Required work —
Pictures excluded, return the lines below from the first through the line holding "const sideColors = ['#2D5DAB', '#992E27'];".

Data excerpt —
——————————

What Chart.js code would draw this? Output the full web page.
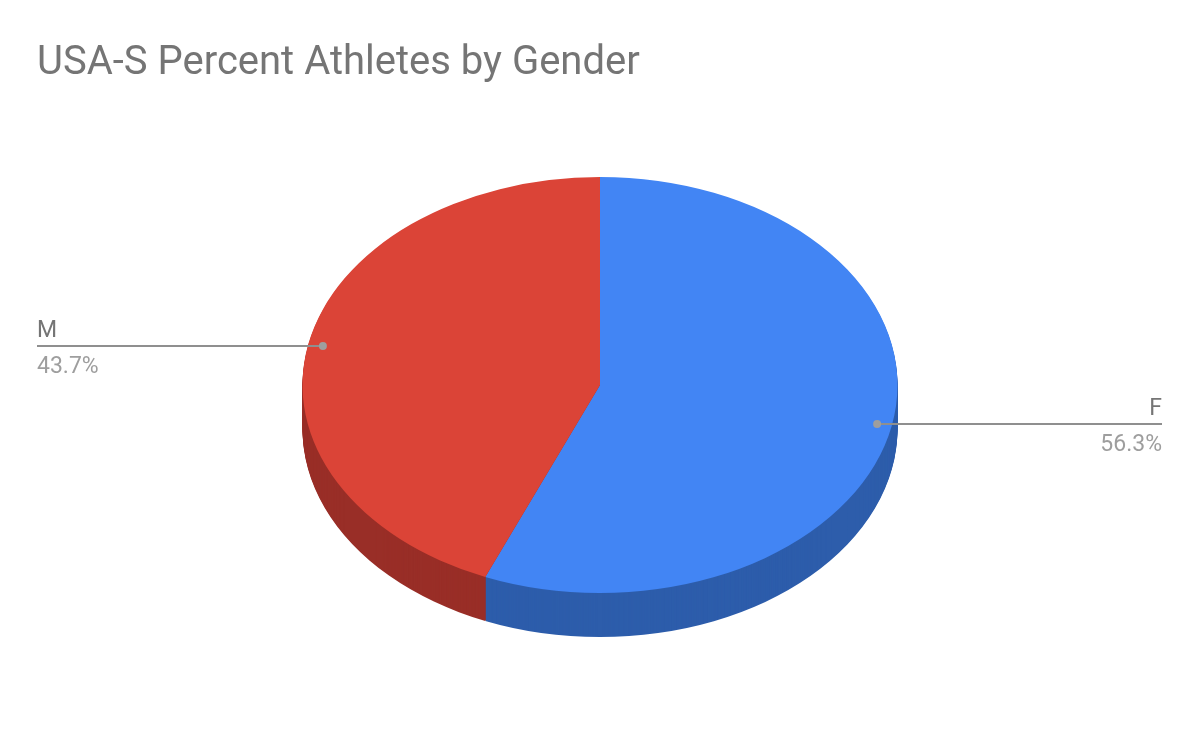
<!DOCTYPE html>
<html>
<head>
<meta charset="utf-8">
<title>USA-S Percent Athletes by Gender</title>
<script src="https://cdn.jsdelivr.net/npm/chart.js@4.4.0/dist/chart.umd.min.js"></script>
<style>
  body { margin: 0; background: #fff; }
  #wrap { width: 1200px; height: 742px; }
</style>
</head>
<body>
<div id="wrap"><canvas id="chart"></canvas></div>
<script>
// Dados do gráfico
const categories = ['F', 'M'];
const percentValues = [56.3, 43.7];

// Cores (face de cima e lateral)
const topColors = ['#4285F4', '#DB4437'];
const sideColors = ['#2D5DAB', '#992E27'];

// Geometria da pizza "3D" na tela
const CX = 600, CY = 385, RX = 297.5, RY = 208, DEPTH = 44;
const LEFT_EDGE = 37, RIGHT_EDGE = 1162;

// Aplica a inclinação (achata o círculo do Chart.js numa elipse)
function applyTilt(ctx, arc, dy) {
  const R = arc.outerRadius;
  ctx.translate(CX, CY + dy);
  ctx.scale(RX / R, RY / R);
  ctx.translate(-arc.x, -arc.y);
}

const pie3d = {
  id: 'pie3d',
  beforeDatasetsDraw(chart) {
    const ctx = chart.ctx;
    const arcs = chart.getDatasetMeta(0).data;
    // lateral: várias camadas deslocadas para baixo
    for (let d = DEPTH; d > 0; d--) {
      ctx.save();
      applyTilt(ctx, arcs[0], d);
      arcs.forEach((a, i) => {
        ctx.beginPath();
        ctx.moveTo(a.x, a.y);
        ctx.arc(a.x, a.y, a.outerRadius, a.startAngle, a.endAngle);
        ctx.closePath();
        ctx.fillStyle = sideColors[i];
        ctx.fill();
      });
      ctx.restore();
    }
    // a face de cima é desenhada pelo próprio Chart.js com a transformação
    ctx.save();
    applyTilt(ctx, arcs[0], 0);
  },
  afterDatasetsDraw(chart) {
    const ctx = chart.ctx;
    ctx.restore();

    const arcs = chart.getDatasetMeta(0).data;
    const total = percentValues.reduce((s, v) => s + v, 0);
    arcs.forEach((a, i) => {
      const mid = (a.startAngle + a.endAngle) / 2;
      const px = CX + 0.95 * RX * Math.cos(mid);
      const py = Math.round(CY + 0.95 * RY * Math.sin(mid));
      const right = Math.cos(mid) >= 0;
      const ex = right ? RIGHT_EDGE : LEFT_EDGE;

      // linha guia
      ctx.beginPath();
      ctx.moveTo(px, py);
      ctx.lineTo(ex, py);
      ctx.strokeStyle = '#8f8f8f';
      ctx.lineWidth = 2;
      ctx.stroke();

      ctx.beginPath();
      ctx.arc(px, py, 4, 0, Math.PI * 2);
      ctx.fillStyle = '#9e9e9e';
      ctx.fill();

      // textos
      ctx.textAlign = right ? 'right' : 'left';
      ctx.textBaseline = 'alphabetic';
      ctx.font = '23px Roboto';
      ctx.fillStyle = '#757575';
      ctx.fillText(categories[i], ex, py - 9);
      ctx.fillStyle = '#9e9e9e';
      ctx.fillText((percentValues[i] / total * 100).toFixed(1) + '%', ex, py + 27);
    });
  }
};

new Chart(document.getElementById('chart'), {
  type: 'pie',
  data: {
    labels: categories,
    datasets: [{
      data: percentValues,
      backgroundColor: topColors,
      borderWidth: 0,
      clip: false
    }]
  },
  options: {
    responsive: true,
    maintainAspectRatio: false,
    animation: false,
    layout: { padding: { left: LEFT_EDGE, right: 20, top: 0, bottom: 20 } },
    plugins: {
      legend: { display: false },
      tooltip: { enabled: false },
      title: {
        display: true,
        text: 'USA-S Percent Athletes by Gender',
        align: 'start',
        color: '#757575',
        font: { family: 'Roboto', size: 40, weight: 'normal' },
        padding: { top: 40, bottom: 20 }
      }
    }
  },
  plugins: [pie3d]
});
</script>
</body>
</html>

——————————

The completed task —
What Chart.js code would draw this? Output the full web page.
<!DOCTYPE html>
<html>
<head>
<meta charset="utf-8">
<title>USA-S Percent Athletes by Gender</title>
<script src="https://cdn.jsdelivr.net/npm/chart.js@4.4.0/dist/chart.umd.min.js"></script>
<style>
  body { margin: 0; background: #fff; }
  #wrap { width: 1200px; height: 742px; }
</style>
</head>
<body>
<div id="wrap"><canvas id="chart"></canvas></div>
<script>
// Dados do gráfico
const categories = ['F', 'M'];
const percentValues = [56.3, 43.7];

// Cores (face de cima e lateral)
const topColors = ['#4285F4', '#DB4437'];
const sideColors = ['#2D5DAB', '#992E27'];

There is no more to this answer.